Anche la frase potrei anche denunciarti -non si sa bene se riferita alla condotta rumorosa o, come è più logico ritenere, tenuto conto del momento in cui è stata pronunciata, alle prime frasi ingiuriose pronunciate dalla (omissis) non ha le caratteristiche del fatto ingiusto perché è pienamente legittimo che chi si senta offeso ricorra alla giustizia; ed è anche legittimo preannunciare una siffatta iniziativa.
Non ricorrono, pertanto, nemmeno i presupposti per l’esimente di cui all’art. 599, comma 2 cod. pen..
Quanto, infine, all’ultimo motivo di impugnazione va detto che i giudici del merito, hanno determinato -peraltro in una misura che non appare oggettivamente eccessiva- in via equitativa l’ammontare del danno morale risarcibile, tenuto conto del contesto nel quale il fatto si era verificato e, quindi, anche dei fatto che le offese erano state pronunciate in presenza anche di altre persone.
Si tratta di una valutazione discrezionale dei giudici di merito che, essendo sorretta da una motivazione non manifestamente illogica non è censurabile in sede di legittimità.

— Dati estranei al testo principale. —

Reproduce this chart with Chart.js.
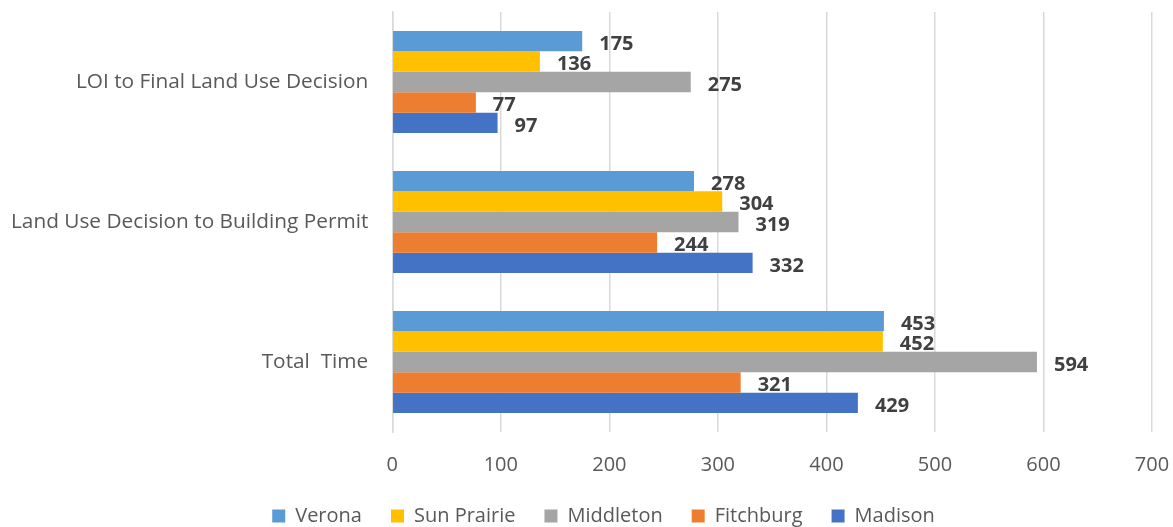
<!DOCTYPE html>
<html>
<head>
<meta charset="utf-8">
<script src="https://cdn.jsdelivr.net/npm/chart.js@4/dist/chart.umd.min.js"></script>
<style>
  html, body { margin: 0; padding: 0; background: #fff; }
  #wrap { width: 1173px; height: 527px; }
</style>
</head>
<body>
<div id="wrap"><canvas id="timeChart"></canvas></div>
<script>
// Categories and series (days)
const categories = ['LOI to Final Land Use Decision', 'Land Use Decision to Building Permit', 'Total  Time'];
const verona = [175, 278, 453];
const sunPrairie = [136, 304, 452];
const middleton = [275, 319, 594];
const fitchburg = [77, 244, 321];
const madison = [97, 332, 429];
const xTicks = [0, 100, 200, 300, 400, 500, 600, 700];

const fontFamily = '"Open Sans", "Noto Sans", sans-serif';

// Draw value labels at the end of each bar
const endLabels = {
    id: 'endLabels',
    afterDatasetsDraw(chart) {
        const ctx = chart.ctx;
        ctx.save();
        ctx.font = 'bold 20px ' + fontFamily;
        ctx.fillStyle = '#404040';
        ctx.textAlign = 'left';
        ctx.textBaseline = 'middle';
        chart.data.datasets.forEach((ds, i) => {
            const meta = chart.getDatasetMeta(i);
            meta.data.forEach((bar, j) => {
                ctx.fillText(ds.data[j], bar.x + 17, bar.y + 3);
            });
        });
        ctx.restore();
    }
};

// Nudge the legend a bit to the right, like the original
const legendShift = {
    id: 'legendShift',
    afterLayout(chart) {
        if (chart.legend) {
            chart.legend.left += 30;
            chart.legend.right += 30;
        }
    }
};

const ctx = document.getElementById('timeChart').getContext('2d');
new Chart(ctx, {
    type: 'bar',
    data: {
        labels: categories,
        datasets: [
            { label: 'Verona', data: verona, backgroundColor: '#5B9BD5' },
            { label: 'Sun Prairie', data: sunPrairie, backgroundColor: '#FFC000' },
            { label: 'Middleton', data: middleton, backgroundColor: '#A5A5A5' },
            { label: 'Fitchburg', data: fitchburg, backgroundColor: '#ED7D31' },
            { label: 'Madison', data: madison, backgroundColor: '#4472C4' }
        ]
    },
    options: {
        indexAxis: 'y',
        responsive: true,
        maintainAspectRatio: false,
        animation: false,
        datasets: {
            bar: { categoryPercentage: 0.73, barPercentage: 1.0 }
        },
        layout: { padding: { top: 12, right: 21, left: -5, bottom: -9 } },
        plugins: {
            legend: {
                display: true,
                position: 'bottom',
                labels: {
                    font: { size: 20, family: fontFamily },
                    color: '#595959',
                    boxWidth: 13,
                    boxHeight: 13,
                    padding: 29
                }
            },
            tooltip: { enabled: false }
        },
        scales: {
            x: {
                min: 0,
                max: 700,
                afterBuildTicks(axis) {
                    axis.ticks = xTicks.map(v => ({ value: v }));
                },
                afterFit(scale) {
                    // tighten the gap between tick labels and legend
                    scale.height -= 21;
                    scale.paddingLeft = 0;
                    scale.paddingRight = 0;
                },
                grid: {
                    color: '#D9D9D9',
                    lineWidth: 1.5,
                    drawTicks: true,
                    tickLength: 0
                },
                border: { display: false },
                ticks: {
                    font: { size: 20, family: fontFamily },
                    color: '#595959',
                    padding: 21
                }
            },
            y: {
                grid: { display: false },
                border: { display: true, color: '#D9D9D9', width: 1.5 },
                ticks: {
                    font: { size: 20.8, family: fontFamily },
                    color: '#595959',
                    padding: 16
                },
                afterFit(scale) {
                    scale.paddingTop = 0;
                    scale.paddingBottom = 0;
                }
            }
        }
    },
    plugins: [endLabels, legendShift]
});
</script>
</body>
</html>
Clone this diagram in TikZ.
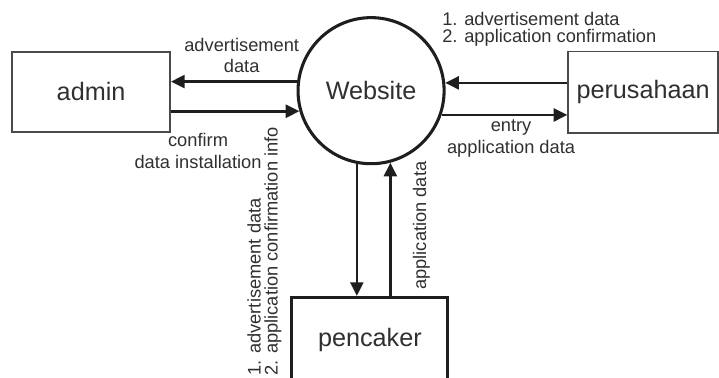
\documentclass[tikz,border=0pt]{standalone}
\usepackage{fontspec}
\setmainfont{Liberation Sans}
\usetikzlibrary{arrows.meta, positioning, calc}

\definecolor{dfdline}{HTML}{1E1E1E}
\definecolor{dfdtext}{HTML}{303030}
\definecolor{dfdbox}{HTML}{4A4A4A}

\tikzset{
  entity/.style={
    draw=dfdbox, line width=1.2pt, fill=white, text=dfdtext,
    font=\fontsize{18.9}{22}\selectfont
  },
  proc/.style={
    circle, draw=dfdline, line width=2.3pt, fill=white, text=dfdtext,
    minimum size=3.85cm, inner sep=0pt, font=\fontsize{18.9}{22}\selectfont
  },
  flow/.style={-{Triangle[length=0.36cm, width=0.34cm]}, line width=2pt, draw=dfdline},
  lbl/.style={inner sep=0pt, align=center, text=dfdtext, font=\fontsize{13.7}{16}\selectfont},
  list/.style={align=left, font=\fontsize{13.7}{12.75}\selectfont}
}

\begin{document}
\begin{tikzpicture}
  \useasboundingbox (0,0) rectangle (18.95,9.96);

  % the system in the middle
  \node[proc] (web) at (9.78,7.57) {Website};

  % external entities
  \node[entity, minimum width=4.17cm, minimum height=2.11cm] (admin) at (2.40,7.54) {admin};
  \node[entity, minimum width=3.95cm, minimum height=2.14cm] (perusahaan) at (16.95,7.53) {perusahaan};
  \node[entity, draw=dfdline, line width=2.3pt, minimum width=4.11cm, inner ysep=0pt,
        text height=1.29cm, text depth=1.2cm, anchor=north] (pencaker) at (9.75,2.16) {pencaker};

  % data flows
  \draw[flow] (web.173.7) -- (web.173.7 -| admin.east);
  \draw[flow] (web.196.7 -| admin.east) -- (web.196.7);
  \draw[flow] (web.6.3 -| perusahaan.west) -- (web.6.3);
  \draw[flow] (web.341.6) -- (web.341.6 -| perusahaan.west);
  \draw[flow] (web.259.7) -- (web.259.7 |- pencaker.north);
  \draw[flow] (web.285.1 |- pencaker.north) -- (web.285.1);

  % flow labels
  \node[lbl] (adminOut) at (6.37,8.49) {advertisement\\data};
  \node[lbl] (adminIn) at (5.22,5.98) {confirm\\data installation};
  \node[lbl, list, anchor=north west] (perusahaanIn) at (11.65,9.65)
    {1. advertisement data\\2. application confirmation};
  \node[lbl] (perusahaanOut) at (13.47,6.31) {entry\\application data};
  \node[lbl, list, rotate=90, anchor=north west] (pencakerIn) at (6.51,0.05)
    {1. advertisement data\\2. application confirmation info};
  \node[lbl, rotate=90, anchor=base west] (pencakerOut) at (11.23,2.32) {application data};
\end{tikzpicture}
\end{document}
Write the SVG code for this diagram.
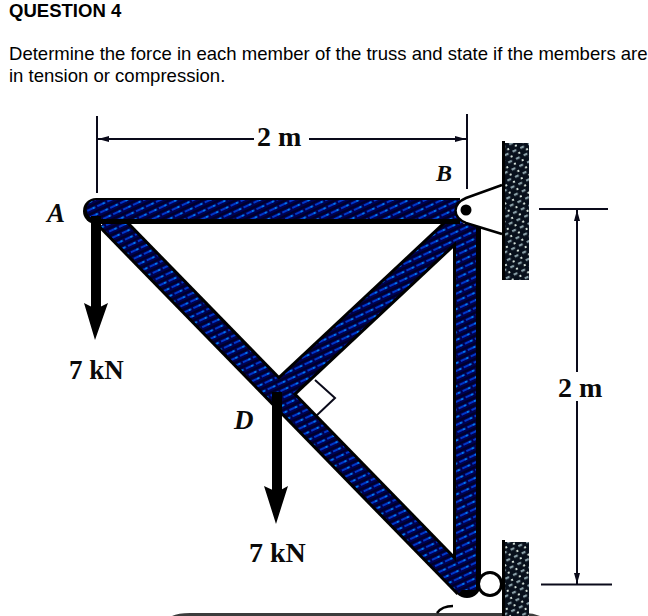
<svg xmlns="http://www.w3.org/2000/svg" width="648" height="616" viewBox="0 0 648 616">
<style>
.h{font-family:"Liberation Sans",Arial,sans-serif;font-size:18.55px;fill:#000}
.s{font-family:"Liberation Serif","Times New Roman",serif;font-weight:bold;font-size:28px;fill:#0a0a0a}
.i{font-style:italic}
.l{stroke:#0a0a1a;fill:none;stroke-width:2}
.o{stroke:#000;fill:none}
.m{stroke:url(#hatch);fill:none}
.w{fill:url(#wall);stroke:none}
</style>
<defs>
<pattern id="hatch" width="11" height="7" patternUnits="userSpaceOnUse" patternTransform="rotate(-25)">
<rect width="11" height="7" fill="#000050"/>
<rect y="0" width="11" height="2" fill="#00002a"/>
<rect x="1" y="3" width="6" height="2" fill="#0038c8"/>
<rect x="7" y="3" width="2.5" height="2" fill="#0078f0"/>
</pattern>
<pattern id="wall" width="8.5" height="8" patternUnits="userSpaceOnUse" patternTransform="rotate(-25)">
<rect width="8.5" height="8" fill="#08101c"/>
<rect x="1" y="1" width="4" height="2.2" fill="#8aa0a8"/>
<rect x="5.5" y="5" width="2" height="2" fill="#d5e2da"/>
</pattern>
<marker id="tip" markerWidth="12" markerHeight="8" refX="11" refY="4" orient="auto-start-reverse" markerUnits="userSpaceOnUse"><path d="M0 1L11 4L0 7Z" fill="#0a0a1a"/></marker>
</defs>
<rect width="648" height="616" fill="#fff"/>
<text class="h" x="9" y="17" style="font-weight:bold">QUESTION 4</text>
<text class="h" x="9" y="60">Determine the force in each member of the truss and state if the members are</text>
<text class="h" x="9" y="82">in tension or compression.</text>

<path id="frame-edge" d="M172 616Q178 613 190 613H525Q533 613 540 616Z" fill="#3c3c3c"/>
<g id="supports">
<rect class="w" x="503" y="143" width="26" height="137"/>
<rect x="502" y="141" width="3" height="139" fill="#000"/>
<rect class="w" x="503" y="542" width="26" height="74"/>
<rect x="502" y="540" width="3" height="76" fill="#000"/>
</g>

<g id="connectors">
<path class="l" d="M97 116V193"/>
<path class="l" d="M467 114V189"/>
<path class="l" d="M98 139H254" marker-start="url(#tip)"/>
<path class="l" d="M309 139H466" marker-end="url(#tip)"/>
<path class="l" d="M539 209H608"/>
<path class="l" d="M577 210V372" marker-start="url(#tip)"/>
<path class="l" d="M577 401V584" marker-end="url(#tip)"/>
<path class="l" d="M541 584.500H612"/>
<path class="l" d="M315 380L335 398L315 417"/>
</g>

<g id="members">
<g id="member-AC-outline"><path class="o" stroke-width="26" d="M108 219L466 586"/></g>
<g id="member-BC-outline"><path class="o" stroke-width="28" d="M467 224V584"/><circle cx="467" cy="584" r="14" fill="#000"/></g>
<g id="member-BD-outline"><path class="o" stroke-width="26" d="M274 398L462 222"/></g>
<g id="member-AC"><path class="m" stroke-width="20" d="M108 219L466 586"/></g>
<g id="member-BD"><path class="m" stroke-width="20" d="M276 396L462 222"/></g>
<g id="member-BC"><path class="m" stroke-width="20" d="M466 224V590"/></g>
<g id="member-AB">
<path d="M96 198H460V224H96A13 13 0 0 1 96 198Z" fill="#000"/>
<path d="M96 200H460V219H96A9.500 9.500 0 0 1 96 200Z" fill="url(#hatch)"/>
</g>
</g>

<g id="node-B">
<path d="M502 185L466 198C452 204 452 217 466 223L502 234" fill="#fff" stroke="#000" stroke-width="2.500"/>
<circle cx="466" cy="210" r="5.500" fill="#000"/>
<text class="s i" x="436" y="181" style="font-size:24px">B</text>
</g>
<g id="node-C"><circle cx="490" cy="584" r="11.500" fill="#fff" stroke="#000" stroke-width="3"/></g>
<g id="node-A">
<path d="M96 216V310" stroke="#000" stroke-width="10"/>
<path d="M84 303L95 340L108 303L96 309Z" fill="#000"/>
<text class="s i" x="47" y="222" style="font-size:27px">A</text>
<text class="s" x="69" y="379" style="font-size:27px">7 kN</text>
</g>
<g id="node-D">
<path d="M277 392V492" stroke="#000" stroke-width="10"/>
<path d="M264 486L276 524L288 486L277 492Z" fill="#000"/>
<text class="s i" x="234" y="429" style="font-size:27px">D</text>
<text class="s" x="249" y="562">7 kN</text>
</g>
<text class="s" x="257" y="146">2 m</text>
<text class="s" x="558" y="397">2 m</text>
<path d="M437 613Q442 606 453 606" stroke="#000" stroke-width="2.500" fill="none"/>
</svg>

Per le ragioni indicate il ricorso deve essere rigettato e la ricorrente condannata al pagamento delle spese del procedimento ed alla rifusione delle spese sostenute dalla parte civile, che si liquidano in complessivi €1.200,00, oltre accessori come per legge.
P.Q.M.
La Corte rigetta il ricorso e condanna la ricorrente al pagamento delle spese processuali ed alla rifusione delle spese sostenute dalla parte civile, che si liquidano in complessivi €1.200,00, oltre accessori come per legge.
Così deliberato in Camera di consiglio , in Roma , in data 27 settembre 2011
IL PRESIDENTE
DEPOSITATA lN CANCELLERIA il 22 dicembre 2011


In senso contrario:
Cass. pen., sez. V, 13 luglio 2007, n. 27966
“Vi sono talune parole ed anche frasi che, pur rappresentative di concetti osceni o a carattere sessuale, sono diventate di uso comune ed hanno perso il loro carattere offensivo, prendendo il posto nel linguaggio corrente di altre aventi significato diverso, le quali invece vengono sempre meno utilizzate; un simile fenomeno si è verificato rispetto a numerose locuzioni, quali ad esempio: «me ne fotto» in luogo di «non mi cale»; «è un gran casino» in luogo di «è una situazione disordinata» e del pari con riguardo all’espressione oggetto dell’imputazione, «vaff……», la quale trasformatasi sinanco dal punto di vista strutturale (trattasi ormai di un’unica parola), viene frequentemente impiegata per dire «non infastidirmi», «non voglio prenderti in considerazione» ovvero «lasciami in pace». In realtà è l’uso troppo frequente, quasi inflazionato, delle suddette parole che ha modificato in senso connotativo la loro carica: il che ha determinato e determina certamente un impoverimento del linguaggio e dell’educazione, non potendo peraltro negarsi che, in numerosi casi, l’impiego delle medesime non superi più la soglia della illiceità penale.”
Cass. pen., sez. VII, 16 ottobre 2001, n.41752
“Avuto riguardo all’ormai diffusa, ancorché deplorevole, abitudine, specie tra giovani, di far uso, nel parlare corrente, di espressioni gratuitamente volgari, deve escludersi che costituisca reato di ingiuria l’espressione «non rompere i c...» rivolta da un giovane automobilista ad altro giovane in occasione di un banale diverbio per motivi di viabilità.”